High Availability vs Disaster Recovery: Understanding the Critical Differences

5 months ago

In today’s digital landscape, businesses face increasing pressure to maintain continuous operations despite system failures, outages, or catastrophic events. Two essential strategies have emerged to address these challenges: high availability (HA) and disaster recovery (DR). While both aim to ensure business continuity, they serve distinct purposes and require different implementation approaches. At Opsio, we specialize in designing and implementing both high availability and disaster recovery solutions tailored to your organization’s specific needs and objectives.

Core Concepts: High Availability vs Disaster Recovery

What is High Availability?

High availability refers to a system’s ability to operate continuously without failure for a designated period. The primary objective is to minimize or eliminate planned and unplanned downtime by ensuring that systems, applications, and services remain accessible and operational at all times. HA solutions typically aim for “five nines” (99.999%) availability, which translates to less than 5.26 minutes of downtime per year.

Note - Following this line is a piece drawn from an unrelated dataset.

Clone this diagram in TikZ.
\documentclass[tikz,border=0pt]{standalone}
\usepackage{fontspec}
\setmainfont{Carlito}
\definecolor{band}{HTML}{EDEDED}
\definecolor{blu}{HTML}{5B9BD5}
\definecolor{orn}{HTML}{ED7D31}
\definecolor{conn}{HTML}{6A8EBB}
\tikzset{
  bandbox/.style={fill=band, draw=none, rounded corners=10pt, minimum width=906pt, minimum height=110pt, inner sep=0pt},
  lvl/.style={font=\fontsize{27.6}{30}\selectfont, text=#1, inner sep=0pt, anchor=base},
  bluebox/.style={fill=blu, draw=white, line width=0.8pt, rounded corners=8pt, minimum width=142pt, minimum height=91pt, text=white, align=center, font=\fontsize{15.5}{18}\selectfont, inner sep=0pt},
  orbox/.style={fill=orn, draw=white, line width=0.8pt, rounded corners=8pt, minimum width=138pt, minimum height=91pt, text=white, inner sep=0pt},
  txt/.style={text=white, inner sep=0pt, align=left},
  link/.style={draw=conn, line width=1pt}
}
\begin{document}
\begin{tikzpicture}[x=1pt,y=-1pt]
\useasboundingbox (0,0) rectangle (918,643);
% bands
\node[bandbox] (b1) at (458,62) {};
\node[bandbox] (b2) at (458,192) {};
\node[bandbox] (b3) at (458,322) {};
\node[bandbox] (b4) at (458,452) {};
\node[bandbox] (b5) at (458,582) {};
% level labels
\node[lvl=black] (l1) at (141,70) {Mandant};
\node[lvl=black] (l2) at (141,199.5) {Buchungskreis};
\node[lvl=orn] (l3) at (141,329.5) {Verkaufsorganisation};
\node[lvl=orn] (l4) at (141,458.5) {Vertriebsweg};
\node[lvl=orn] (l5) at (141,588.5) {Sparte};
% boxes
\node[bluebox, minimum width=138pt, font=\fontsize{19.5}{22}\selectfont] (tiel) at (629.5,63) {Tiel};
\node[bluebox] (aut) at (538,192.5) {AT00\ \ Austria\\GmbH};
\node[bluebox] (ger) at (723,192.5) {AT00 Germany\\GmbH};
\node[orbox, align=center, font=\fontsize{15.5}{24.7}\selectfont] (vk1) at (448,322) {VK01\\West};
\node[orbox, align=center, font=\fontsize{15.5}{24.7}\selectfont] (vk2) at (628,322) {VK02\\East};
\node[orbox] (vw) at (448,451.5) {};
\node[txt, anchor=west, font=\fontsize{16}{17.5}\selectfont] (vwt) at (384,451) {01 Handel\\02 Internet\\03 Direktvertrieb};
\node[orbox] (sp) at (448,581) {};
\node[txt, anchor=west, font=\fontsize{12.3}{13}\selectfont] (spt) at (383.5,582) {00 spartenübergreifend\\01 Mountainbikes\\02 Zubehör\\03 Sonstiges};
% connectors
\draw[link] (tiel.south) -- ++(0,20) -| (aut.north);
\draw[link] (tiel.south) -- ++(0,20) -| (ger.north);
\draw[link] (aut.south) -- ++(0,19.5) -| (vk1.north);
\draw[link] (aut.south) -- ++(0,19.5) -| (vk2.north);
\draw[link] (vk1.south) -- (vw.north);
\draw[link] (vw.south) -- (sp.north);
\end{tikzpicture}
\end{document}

Common High Availability Implementations

Clustering: Multiple servers working together as a single system, with automatic failover if one node fails.
Load balancing: Distributing workloads across multiple computing resources to prevent any single resource from becoming overwhelmed.
Redundant components: Duplicate hardware components (power supplies, network cards, etc.) that can take over if the primary component fails.

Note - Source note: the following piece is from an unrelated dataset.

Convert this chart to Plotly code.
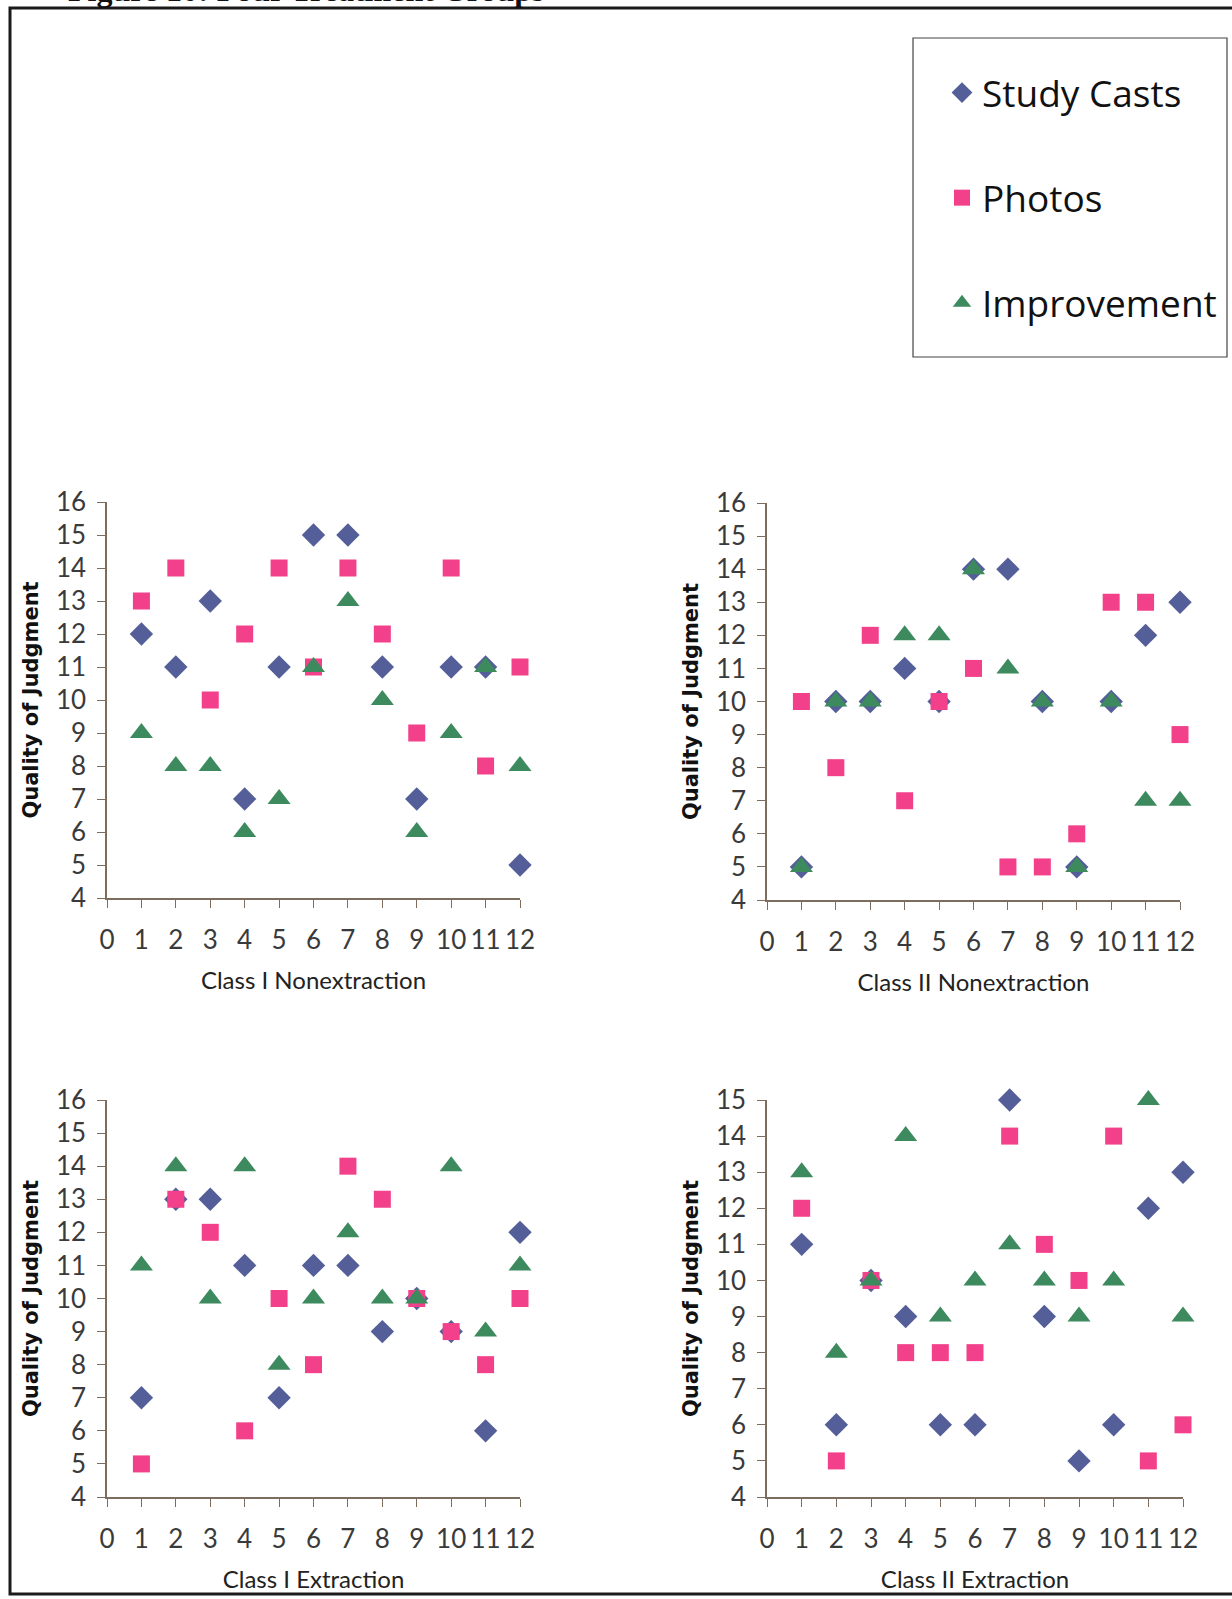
import plotly.graph_objects as go

# ---------------- data ----------------
cases = list(range(1, 13))
x_tick_vals = list(range(0, 13))
x_tick_text = [str(v) for v in x_tick_vals]

series_names = ["Study Casts", "Photos", "Improvement"]

panel_titles = ["Class I Nonextraction", "Class II Nonextraction",
                "Class I Extraction", "Class II Extraction"]

# Class I Nonextraction
c1n_study_casts = [12, 11, 13, 7, 11, 15, 15, 11, 7, 11, 11, 5]
c1n_photos      = [13, 14, 10, 12, 14, 11, 14, 12, 9, 14, 8, 11]
c1n_improvement = [9, 8, 8, 6, 7, 11, 13, 10, 6, 9, 11, 8]

# Class II Nonextraction
c2n_study_casts = [5, 10, 10, 11, 10, 14, 14, 10, 5, 10, 12, 13]
c2n_photos      = [10, 8, 12, 7, 10, 11, 5, 5, 6, 13, 13, 9]
c2n_improvement = [5, 10, 10, 12, 12, 14, 11, 10, 5, 10, 7, 7]

# Class I Extraction
c1e_study_casts = [7, 13, 13, 11, 7, 11, 11, 9, 10, 9, 6, 12]
c1e_photos      = [5, 13, 12, 6, 10, 8, 14, 13, 10, 9, 8, 10]
c1e_improvement = [11, 14, 10, 14, 8, 10, 12, 10, 10, 14, 9, 11]

# Class II Extraction
c2e_study_casts = [11, 6, 10, 9, 6, 6, 15, 9, 5, 6, 12, 13]
c2e_photos      = [12, 5, 10, 8, 8, 8, 14, 11, 10, 14, 5, 6]
c2e_improvement = [13, 8, 10, 14, 9, 10, 11, 10, 9, 10, 15, 9]

y_ranges = [[4, 16], [4, 16], [4, 16], [4, 15]]

panels = [
    (c1n_study_casts, c1n_photos, c1n_improvement),
    (c2n_study_casts, c2n_photos, c2n_improvement),
    (c1e_study_casts, c1e_photos, c1e_improvement),
    (c2e_study_casts, c2e_photos, c2e_improvement),
]

# ---------------- style ----------------
W, H = 1232, 1599
colors = ["#545e98", "#f2418a", "#3d8a5e"]
symbols = ["diamond", "square", "triangle-up"]
sizes = [18, 17, 20]
axis_col = "#7d6d5f"
tick_font = dict(family="Lato, 'Open Sans', sans-serif", size=26, color="#3a3a3a")
title_font = dict(family="Lato, 'Open Sans', sans-serif", size=24, color="#222222")
ytitle_font = dict(family="'DejaVu Sans', sans-serif", size=21, color="#111111",
                   weight="bold")

def px_x(p):
    return p / W

def px_y(p):
    return 1 - p / H

# panel boxes in pixels: (left, right, top(max y), bottom(min y))
boxes = [
    (107, 520, 502, 898),
    (767, 1180, 503, 900),
    (107, 520, 1100, 1497),
    (767, 1183, 1100, 1497),
]

fig = go.Figure()

for i, (vals, box, yr) in enumerate(zip(panels, boxes, y_ranges)):
    n = i + 1
    xa = "x" if n == 1 else f"x{n}"
    ya = "y" if n == 1 else f"y{n}"
    for j, v in enumerate(vals):
        fig.add_trace(go.Scatter(
            x=cases, y=v, mode="markers", name=series_names[j],
            xaxis=xa, yaxis=ya, cliponaxis=False,
            legendgroup=series_names[j], showlegend=(n == 1),
            marker=dict(symbol=symbols[j], size=sizes[j], color=colors[j],
                        line=dict(width=0)),
        ))
    left, right, top, bottom = box
    common = dict(showgrid=False, zeroline=False, showline=True,
                  linecolor=axis_col, linewidth=1.5, tickcolor=axis_col,
                  tickwidth=1.2, ticklen=8, ticks="outside", tickfont=tick_font,
                  tickangle=0, automargin=False)
    ylo, yhi = yr
    fig.update_layout(**{
        ("xaxis" if n == 1 else f"xaxis{n}"): dict(
            domain=[px_x(left), px_x(right)], anchor=ya, range=[0, 12],
            tickmode="array", tickvals=x_tick_vals, ticktext=x_tick_text,
            ticklabelstandoff=10,
            title=dict(text=panel_titles[i], font=title_font, standoff=18),
            **common),
        ("yaxis" if n == 1 else f"yaxis{n}"): dict(
            domain=[px_y(bottom), px_y(top)], anchor=xa, range=[ylo, yhi],
            tickmode="array", tickvals=list(range(ylo, yhi + 1)),
            ticklabelstandoff=6,
            title=dict(text="Quality of Judgment", font=ytitle_font, standoff=12),
            **common),
    })
    # overlay axes to make ticks cross the axis line
    ox, oy = n + 4, n + 4
    fig.update_layout(**{
        f"xaxis{ox}": dict(overlaying=xa, anchor=ya, range=[0, 12],
                           tickmode="array", tickvals=cases, ticks="inside",
                           ticklen=8, tickcolor=axis_col, tickwidth=1.2,
                           showticklabels=False, showline=False,
                           showgrid=False, zeroline=False, automargin=False),
        f"yaxis{oy}": dict(overlaying=ya, anchor=xa, range=[ylo, yhi],
                           tickmode="array", tickvals=list(range(ylo + 1, yhi + 1)),
                           ticks="inside", ticklen=8, tickcolor=axis_col,
                           tickwidth=1.2, showticklabels=False, showline=False,
                           showgrid=False, zeroline=False, automargin=False),
    })

# outer frame and legend box
fig.add_shape(type="rect", xref="paper", yref="paper",
              x0=px_x(10), x1=px_x(1260), y0=px_y(1594), y1=px_y(8),
              line=dict(color="#1a1a1a", width=3), fillcolor="rgba(0,0,0,0)")
fig.add_shape(type="rect", xref="paper", yref="paper",
              x0=px_x(913), x1=px_x(1227), y0=px_y(357), y1=px_y(38),
              line=dict(color="#444444", width=1.2), fillcolor="rgba(0,0,0,0)")

# partially cut-off figure title at the top (as in the scanned original)
fig.add_annotation(text="<b>Figure 10: Four Treatment Groups</b>",
                   xref="paper", yref="paper", x=px_x(66), y=px_y(10),
                   xanchor="left", yanchor="bottom", showarrow=False,
                   font=dict(family="'Liberation Serif', serif", size=32,
                             color="#111111"))

fig.update_layout(
    width=W, height=H,
    margin=dict(l=0, r=0, t=0, b=0, pad=0, autoexpand=False),
    paper_bgcolor="white", plot_bgcolor="white",
    legend=dict(x=px_x(942), y=px_y(62), xanchor="left", yanchor="top",
                bgcolor="rgba(0,0,0,0)", borderwidth=0,
                font=dict(family="'Open Sans', Lato, sans-serif", size=37,
                          color="#111111"),
                tracegroupgap=54, itemsizing="trace"),
)

fig.write_html("out.html",
               config={"displayModeBar": False},
               post_script="document.body.style.margin='0';"
                           "document.body.style.overflow='hidden';")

Data replication: Real-time copying of data between systems to ensure no single point of failure exists for critical information.
Automated failover: Systems that automatically switch to a redundant or standby system upon detection of a failure.
Geographic distribution: Spreading resources across multiple locations to protect against localized failures.

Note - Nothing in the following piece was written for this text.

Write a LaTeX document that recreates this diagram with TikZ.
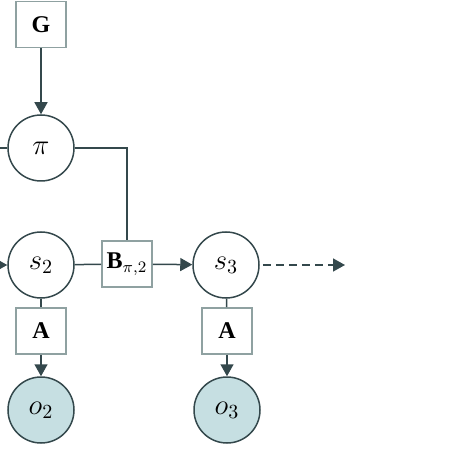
\documentclass[tikz,border=0pt]{standalone}
\usepackage{fontspec}
\setmainfont{Liberation Serif}
\usetikzlibrary{arrows.meta}
\definecolor{edgec}{HTML}{34484C}
\definecolor{boxc}{HTML}{8FA1A1}
\definecolor{obsc}{HTML}{C6DFE2}
\tikzset{
  var/.style={circle,draw=edgec,line width=0.75pt,minimum size=33pt,inner sep=0pt,font=\Large},
  obs/.style={var,fill=obsc},
  fac/.style={rectangle,draw=boxc,line width=0.8pt,minimum width=25pt,minimum height=23pt,inner sep=0pt,font=\large\bfseries},
}
\begin{document}
\begin{tikzpicture}[x=0.5pt,y=-0.5pt,>={Triangle[length=6pt,width=6.5pt]},line width=0.75pt]
    \useasboundingbox (0,0) rectangle (474,474);
    \node[fac](G) at (41,24.5){G};
    \node[var](pi) at (41,148){$\pi$};
    \node[var](s2) at (41,265){$s_2$};
    \node[fac](B) at (127,264){B$_{\pi,2}$};
    \node[var](s3) at (226,265){$s_3$};
    \node[fac](A2) at (41,331){A};
    \node[fac](A3) at (227,331){A};
    \node[obs](o2) at (41,410){$o_2$};
    \node[obs](o3) at (227,410){$o_3$};
    \coordinate (inpi) at (0,148);
    \coordinate (ins) at (0,265);
    \coordinate (next) at (345,265);
    \draw[edgec,->](G)--(pi);
    \draw[edgec](inpi)--(pi);
    \draw[edgec,->](ins)--(s2);
    \draw[edgec](pi.east)-|(B.north);
    \draw[edgec](s2)--(B);
    \draw[edgec,->](B)--(s3);
    \draw[edgec,->,dashed,dash pattern=on 4pt off 2.5pt](s3.east)++(3,0)--(next);
    \draw[edgec](s2)--(A2);
    \draw[edgec,->](A2)--(o2);
    \draw[edgec](s3)--(A3);
    \draw[edgec,->](A3)--(o3);
    \end{tikzpicture}
\end{document}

What is Disaster Recovery?

Disaster recovery encompasses the policies, tools, and procedures designed to enable the recovery or continuation of vital technology infrastructure and systems following a natural or human-induced disaster. Unlike high availability, which focuses on preventing downtime, disaster recovery acknowledges that catastrophic failures will occur and provides a framework for recovering from them.

Key Components of Disaster Recovery

Recovery Time Objective (RTO): The maximum acceptable length of time that can elapse before the unavailability of a system severely impacts the business.
Recovery Point Objective (RPO): The maximum amount of data loss an organization can tolerate, measured in time (e.g., one hour of data loss).
Backup systems: Secondary infrastructure that can be activated when primary systems fail.

Data backup and restoration: Regular copying of data to secure locations with processes for restoring that data when needed.
Disaster recovery plan: Documented procedures for responding to unplanned incidents.
Testing and simulation: Regular exercises to verify the effectiveness of disaster recovery procedures.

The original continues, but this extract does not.